When you think about it, this is common sense, and it relates to the overall marketing framework, as well. While marketers and salespeople are masters of persuasion — after all that is what we are doing — you can’t persuade anyone to change fundamentally, and especially you can’t force interest in a highly specific product/service/pitch.

Equally, you can’t just walk in the door and start asking questions to discern “needs” — this type of behaviour would probably irritate a potential client even more than a hard-rock pitch.

Handal offers an introductory “pitch” script to get the initial meeting here.

The key to its success, however, is that you need to do your research ahead of time, ideally through direct human connections and real-life referrals.

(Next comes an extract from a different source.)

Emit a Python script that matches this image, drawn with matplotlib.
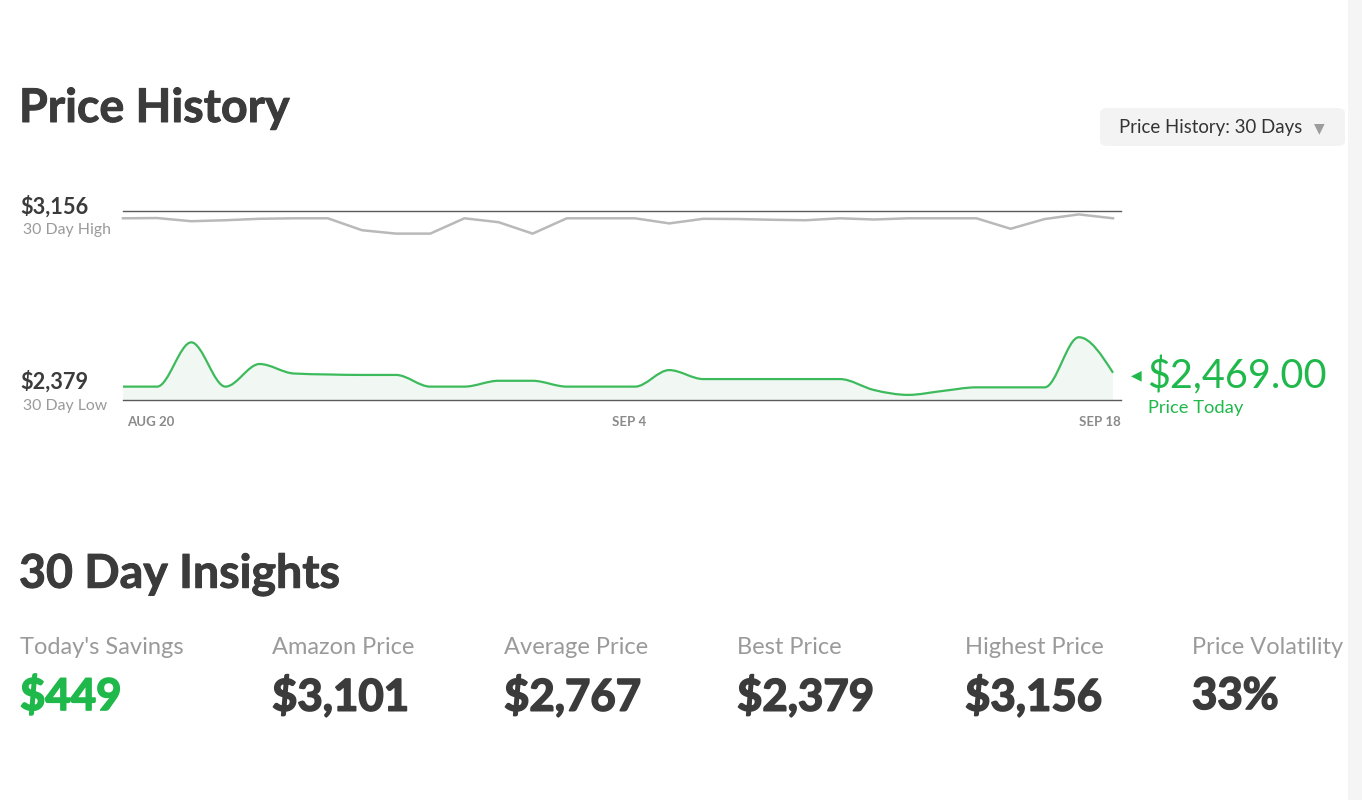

This leads me to a recollection of the most successful cold call of my career (which I’ve told earlier, but is worthy of repeating).

Some years ago, we planned to expand our business to Toronto with the launch of GTA Construction Report. I made an appointment with the Toronto Construction Association (after paying our introductory dues), with the objective of coordinating positive editorial coverage for the association.

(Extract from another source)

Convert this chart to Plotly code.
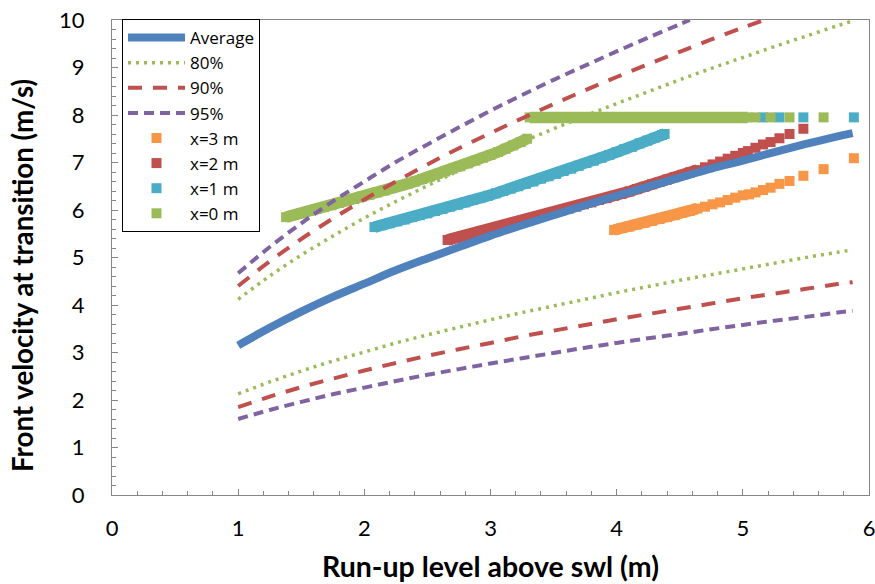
import plotly.graph_objects as go

# ---------------- data ----------------
curve_x = [1.0, 1.25, 1.5, 1.75, 2.0, 2.25, 2.5, 2.75, 3.0, 3.25, 3.5, 3.75,
           4.0, 4.25, 4.5, 4.75, 5.0, 5.25, 5.5, 5.75, 5.87]
avg_y = [3.15, 3.52, 3.86, 4.17, 4.45, 4.73, 4.98, 5.22, 5.46, 5.68, 5.89, 6.10,
         6.30, 6.49, 6.68, 6.87, 7.04, 7.22, 7.39, 7.55, 7.62]

p80_up = [4.12, 4.61, 5.05, 5.45, 5.83, 6.18, 6.51, 6.83, 7.14, 7.43, 7.71, 7.98,
          8.24, 8.49, 8.74, 8.98, 9.21, 9.44, 9.66, 9.88, 9.98]
p80_low = [2.13, 2.38, 2.61, 2.82, 3.01, 3.20, 3.37, 3.53, 3.69, 3.84, 3.98, 4.12,
           4.26, 4.39, 4.52, 4.64, 4.76, 4.88, 5.00, 5.11, 5.16]

p90_up_x = [1.0, 1.25, 1.5, 1.75, 2.0, 2.25, 2.5, 2.75, 3.0, 3.25, 3.5, 3.75,
            4.0, 4.25, 4.5, 4.75, 5.0, 5.17]
p90_up = [4.40, 4.92, 5.39, 5.82, 6.22, 6.60, 6.96, 7.30, 7.62, 7.93, 8.23, 8.52,
          8.80, 9.07, 9.33, 9.59, 9.84, 10.0]
p90_low = [1.85, 2.07, 2.27, 2.45, 2.62, 2.78, 2.93, 3.07, 3.20, 3.34, 3.46, 3.58,
           3.70, 3.81, 3.92, 4.03, 4.14, 4.24, 4.34, 4.44, 4.48]

p95_up_x = [1.0, 1.25, 1.5, 1.75, 2.0, 2.25, 2.5, 2.75, 3.0, 3.25, 3.5, 3.75,
            4.0, 4.25, 4.5, 4.58]
p95_up = [4.67, 5.22, 5.72, 6.18, 6.60, 7.01, 7.38, 7.74, 8.09, 8.42, 8.74, 9.04,
          9.34, 9.63, 9.91, 10.0]
p95_low = [1.60, 1.79, 1.96, 2.12, 2.26, 2.40, 2.53, 2.65, 2.77, 2.88, 2.99, 3.10,
           3.20, 3.30, 3.39, 3.49, 3.58, 3.67, 3.75, 3.84, 3.88]

# x = 3 m (orange)
x3_x = [3.98, 4.04, 4.10, 4.16, 4.22, 4.28, 4.34, 4.40, 4.46, 4.52, 4.58, 4.64,
        4.70, 4.76, 4.82, 4.88, 4.94, 5.00, 5.05,
        5.10, 5.16, 5.22, 5.29, 5.37, 5.48, 5.64, 5.88]
x3_y = [5.58, 5.62, 5.65, 5.69, 5.73, 5.77, 5.81, 5.85, 5.89, 5.94, 5.98, 6.03,
        6.07, 6.12, 6.16, 6.21, 6.26, 6.31, 6.33,
        6.37, 6.42, 6.47, 6.55, 6.61, 6.72, 6.86, 7.09]

# x = 2 m (red)
x2_x = [2.66, 2.72, 2.78, 2.84, 2.90, 2.96, 3.02, 3.08, 3.14, 3.20, 3.26, 3.32,
        3.38, 3.44, 3.50, 3.56, 3.62, 3.68, 3.74, 3.80, 3.86, 3.92, 3.98, 4.04,
        4.10, 4.16, 4.22, 4.28, 4.34, 4.40, 4.46, 4.52, 4.58, 4.64, 4.70, 4.76,
        4.82, 4.88, 4.94, 5.00, 5.04,
        5.10, 5.16, 5.22, 5.29, 5.37, 5.48]
x2_y = [5.37, 5.41, 5.45, 5.49, 5.53, 5.57, 5.61, 5.65, 5.69, 5.73, 5.78, 5.82,
        5.86, 5.90, 5.95, 5.99, 6.03, 6.07, 6.12, 6.16, 6.21, 6.25, 6.30, 6.34,
        6.39, 6.44, 6.49, 6.54, 6.59, 6.64, 6.69, 6.74, 6.79, 6.84, 6.90, 6.96,
        7.02, 7.08, 7.14, 7.20, 7.24,
        7.31, 7.38, 7.43, 7.51, 7.60, 7.71]

# x = 1 m (cyan)
x1_x = [2.08, 2.14, 2.20, 2.26, 2.32, 2.38, 2.44, 2.50, 2.56, 2.62, 2.68, 2.74,
        2.80, 2.86, 2.92, 2.98, 3.04, 3.10, 3.16, 3.22, 3.28, 3.34, 3.40, 3.46,
        3.52, 3.58, 3.64, 3.70, 3.76, 3.82, 3.88, 3.94, 4.00, 4.06, 4.12, 4.18,
        4.24, 4.30, 4.36, 4.38,
        5.16, 5.29, 5.48, 5.88]
x1_y = [5.64, 5.68, 5.72, 5.76, 5.80, 5.85, 5.89, 5.93, 5.98, 6.02, 6.07, 6.11,
        6.16, 6.21, 6.25, 6.30, 6.35, 6.40, 6.45, 6.50, 6.55, 6.60, 6.66, 6.71,
        6.76, 6.82, 6.87, 6.93, 6.99, 7.04, 7.10, 7.16, 7.22, 7.28, 7.33, 7.40,
        7.46, 7.52, 7.58, 7.60,
        7.95, 7.95, 7.95, 7.95]

# x = 0 m (green)
x0_x = [1.38, 1.44, 1.50, 1.56, 1.62, 1.68, 1.74, 1.80, 1.86, 1.92, 1.98, 2.04,
        2.10, 2.16, 2.22, 2.28, 2.34, 2.40, 2.46, 2.52, 2.58, 2.64, 2.70, 2.76,
        2.82, 2.88, 2.94, 3.00, 3.06, 3.12, 3.18, 3.24, 3.29,
        3.31, 3.37, 3.43, 3.49, 3.55, 3.61, 3.67, 3.73, 3.79, 3.85, 3.91, 3.97,
        4.03, 4.09, 4.15, 4.21, 4.27, 4.33, 4.39, 4.45, 4.51, 4.57, 4.63, 4.69,
        4.75, 4.81, 4.87, 4.93, 4.99, 5.04, 5.10, 5.22, 5.37, 5.64]
x0_y = [5.85, 5.89, 5.93, 5.98, 6.02, 6.06, 6.10, 6.15, 6.19, 6.23, 6.28, 6.32,
        6.37, 6.41, 6.46, 6.51, 6.55, 6.60, 6.65, 6.70, 6.76, 6.81, 6.87, 6.92,
        6.98, 7.04, 7.10, 7.16, 7.22, 7.29, 7.36, 7.43, 7.50,
        7.95, 7.95, 7.95, 7.95, 7.95, 7.95, 7.95, 7.95, 7.95, 7.95, 7.95, 7.95,
        7.95, 7.95, 7.95, 7.95, 7.95, 7.95, 7.95, 7.95, 7.95, 7.95, 7.95, 7.95,
        7.95, 7.95, 7.95, 7.95, 7.95, 7.95, 7.95, 7.95, 7.95, 7.95]

# index ranges [start, stop) of the densely packed runs of each marker series
x3_dense = [(0, 12)]
x2_dense = [(0, 34)]
x1_dense = [(0, 40)]
x0_dense = [(0, 33), (33, 63)]

x_ticks = [0, 1, 2, 3, 4, 5, 6]
y_ticks = [0, 1, 2, 3, 4, 5, 6, 7, 8, 9, 10]

x_title = "Run-up level above swl (m)"
y_title = "Front velocity at transition (m/s)"

# ---------------- styling ----------------
BLUE = "#4F81BD"
RED = "#C0504D"
GREEN = "#9BBB59"
PURPLE = "#8064A2"
CYAN = "#4BACC6"
ORANGE = "#F79646"
FONT = "Lato"
LEGEND_FONT = "Open Sans"
AXIS_GREY = "#868686"

fig = go.Figure()


def markers(x, y, dense, name, color, rank):
    # continuous band under the densely packed squares
    bx, by = [], []
    for a, b in dense:
        bx += list(x[a:b]) + [None]
        by += list(y[a:b]) + [None]
    fig.add_trace(go.Scatter(
        x=bx, y=by, mode="lines", showlegend=False, hoverinfo="skip",
        connectgaps=False, line=dict(color=color, width=11.5),
    ))
    fig.add_trace(go.Scatter(
        x=x, y=y, mode="markers", name=name, legendrank=rank,
        marker=dict(symbol="square", size=10, color=color, line=dict(width=0)),
    ))


markers(x3_x, x3_y, x3_dense, "x=3 m", ORANGE, 5)
markers(x2_x, x2_y, x2_dense, "x=2 m", RED, 6)
markers(x1_x, x1_y, x1_dense, "x=1 m", CYAN, 7)
markers(x0_x, x0_y, x0_dense, "x=0 m", GREEN, 8)

fig.add_trace(go.Scatter(
    x=curve_x, y=avg_y, mode="lines", name="Average", legendrank=1,
    line=dict(color=BLUE, width=8, shape="spline", smoothing=1),
))


def band(xu, yu, xl, yl, name, color, dash, width, rank):
    fig.add_trace(go.Scatter(
        x=list(xu) + [None] + list(xl), y=list(yu) + [None] + list(yl),
        mode="lines", name=name, legendrank=rank, connectgaps=False,
        line=dict(color=color, width=width, dash=dash, shape="spline", smoothing=1),
    ))


band(curve_x, p80_up, curve_x, p80_low, "80%", GREEN, "3px,5px", 3.5, 2)
band(p90_up_x, p90_up, curve_x, p90_low, "90%", RED, "14px,11px", 4, 3)
band(p95_up_x, p95_up, curve_x, p95_low, "95%", PURPLE, "10px,6px", 4, 4)

axis_common = dict(
    showline=True, linecolor=AXIS_GREY, linewidth=1, mirror=True,
    showgrid=False, zeroline=False, automargin=False,
    ticks="inside", ticklen=6, tickcolor=AXIS_GREY,
    ticklabeloverflow="allow",
    tickfont=dict(family=FONT, size=22, color="black"),
)

fig.update_layout(
    width=875, height=584,
    margin=dict(l=112, r=6, t=20, b=89),
    paper_bgcolor="white", plot_bgcolor="white",
    font=dict(family=FONT, color="black"),
    showlegend=True,
    legend=dict(
        x=0.0132, y=1.002, xanchor="left", yanchor="top",
        bgcolor="white", bordercolor="black", borderwidth=1,
        font=dict(family=LEGEND_FONT, size=17, color="black"),
        traceorder="normal", itemwidth=57,
    ),
    xaxis=dict(
        range=[0, 6], tickvals=x_ticks, ticktext=[str(v) for v in x_ticks],
        minor=dict(dtick=0.2, ticks="inside", ticklen=4, tickcolor=AXIS_GREY),
        ticklabelstandoff=14,
        title=dict(text="<b>" + x_title + "</b>",
                   font=dict(family=FONT, size=28.5, color="black"), standoff=16),
        **axis_common,
    ),
    yaxis=dict(
        range=[0, 10], tickvals=y_ticks, ticktext=[str(v) for v in y_ticks],
        minor=dict(dtick=0.2, ticks="inside", ticklen=4, tickcolor=AXIS_GREY),
        ticklabelstandoff=22,
        **axis_common,
    ),
    annotations=[dict(
        text="<b>" + y_title + "</b>", textangle=-90,
        xref="paper", yref="paper", x=-0.1176, y=0.4632,
        xanchor="center", yanchor="middle", showarrow=False,
        font=dict(family=FONT, size=27.7, color="black"),
    )],
)

# the browser's default 8px body margin would shift the 875x584 figure
fig.write_html("out.html", config={"displayModeBar": False},
               post_script="document.body.style.margin='0';")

I was led into a dark boardroom, with our editor cooling his heels in the hallway. At the opposite side of the table, it was like an inquisition, with the association president, chairperson and one other representative staring at me.

The then-chair said (I’m paraphrasing; this happened some years ago and I didn’t keep hard notes):

We regret that you joined the association. We want nothing to do with you. In fact, we would like you to leave town — just like we would like McGraw Hill to go away (McGraw-Hill then owned Dodge, Sweets and other construction information services; these have since been divested by the successor company, Standard and Poors).

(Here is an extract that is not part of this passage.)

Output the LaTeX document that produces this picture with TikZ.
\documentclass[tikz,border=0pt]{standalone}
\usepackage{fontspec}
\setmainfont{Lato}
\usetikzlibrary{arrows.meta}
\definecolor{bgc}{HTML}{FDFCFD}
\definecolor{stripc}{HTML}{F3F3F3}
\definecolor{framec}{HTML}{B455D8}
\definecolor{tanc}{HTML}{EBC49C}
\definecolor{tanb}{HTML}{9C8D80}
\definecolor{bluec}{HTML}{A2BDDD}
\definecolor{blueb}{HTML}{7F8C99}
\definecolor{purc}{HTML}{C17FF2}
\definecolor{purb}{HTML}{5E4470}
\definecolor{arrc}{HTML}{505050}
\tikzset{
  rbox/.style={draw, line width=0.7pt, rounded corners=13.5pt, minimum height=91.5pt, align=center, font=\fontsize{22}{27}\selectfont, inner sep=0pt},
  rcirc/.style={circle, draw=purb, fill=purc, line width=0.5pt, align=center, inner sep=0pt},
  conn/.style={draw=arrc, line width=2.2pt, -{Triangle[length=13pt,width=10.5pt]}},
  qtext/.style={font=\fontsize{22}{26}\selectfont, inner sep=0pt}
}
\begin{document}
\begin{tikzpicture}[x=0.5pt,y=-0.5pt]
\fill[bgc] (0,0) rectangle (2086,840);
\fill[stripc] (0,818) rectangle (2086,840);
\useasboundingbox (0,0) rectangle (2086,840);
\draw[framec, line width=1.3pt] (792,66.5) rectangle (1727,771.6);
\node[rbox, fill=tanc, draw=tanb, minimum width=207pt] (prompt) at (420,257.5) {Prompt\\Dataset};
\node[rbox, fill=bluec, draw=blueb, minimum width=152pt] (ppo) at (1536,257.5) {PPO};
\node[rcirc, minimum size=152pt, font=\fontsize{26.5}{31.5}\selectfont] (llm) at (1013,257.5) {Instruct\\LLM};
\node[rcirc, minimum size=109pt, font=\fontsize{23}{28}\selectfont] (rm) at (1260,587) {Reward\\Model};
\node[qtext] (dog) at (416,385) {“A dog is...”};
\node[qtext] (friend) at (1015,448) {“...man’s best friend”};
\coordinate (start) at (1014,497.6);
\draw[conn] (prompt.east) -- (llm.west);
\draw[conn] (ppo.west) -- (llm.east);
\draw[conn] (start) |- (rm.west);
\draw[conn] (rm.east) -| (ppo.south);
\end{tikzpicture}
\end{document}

The association chair, it turned out, was then also the publisher of a competing local publication, associated with a direct competitor to McGraw-Hill.

Shocked, I left the meeting room. I told our new editor that even though we would not have co-operation with the association, we would still write a positive story in each issue, based on publicly available material.

I then placed a cold call to McGraw-Hill’s Toronto office. I told the receptionist about my experience. It took all of 15 seconds to be put through to the then-office director and set up a meeting, where we quickly agreed on a strategic alliance. (Our relationship continues today. McGraw-Hill sold its Canadian data services to Merx and we continue to publish the data in our publications.)

Obviously, this is an example of a cold call where mutual needs and circumstances are quite clear. While we were together because of a negative rather than positive reference, the fact that we had both received the same “negative” response from the key industry leader made it easy for us to see that we would benefit from becoming friends.

When it comes to sales, make your connections. Have something specific. And if it is at all possible, have a direct reference or referral to start the process. You’ll then be in a place where the only pitch you need is what the potential client really wants to hear.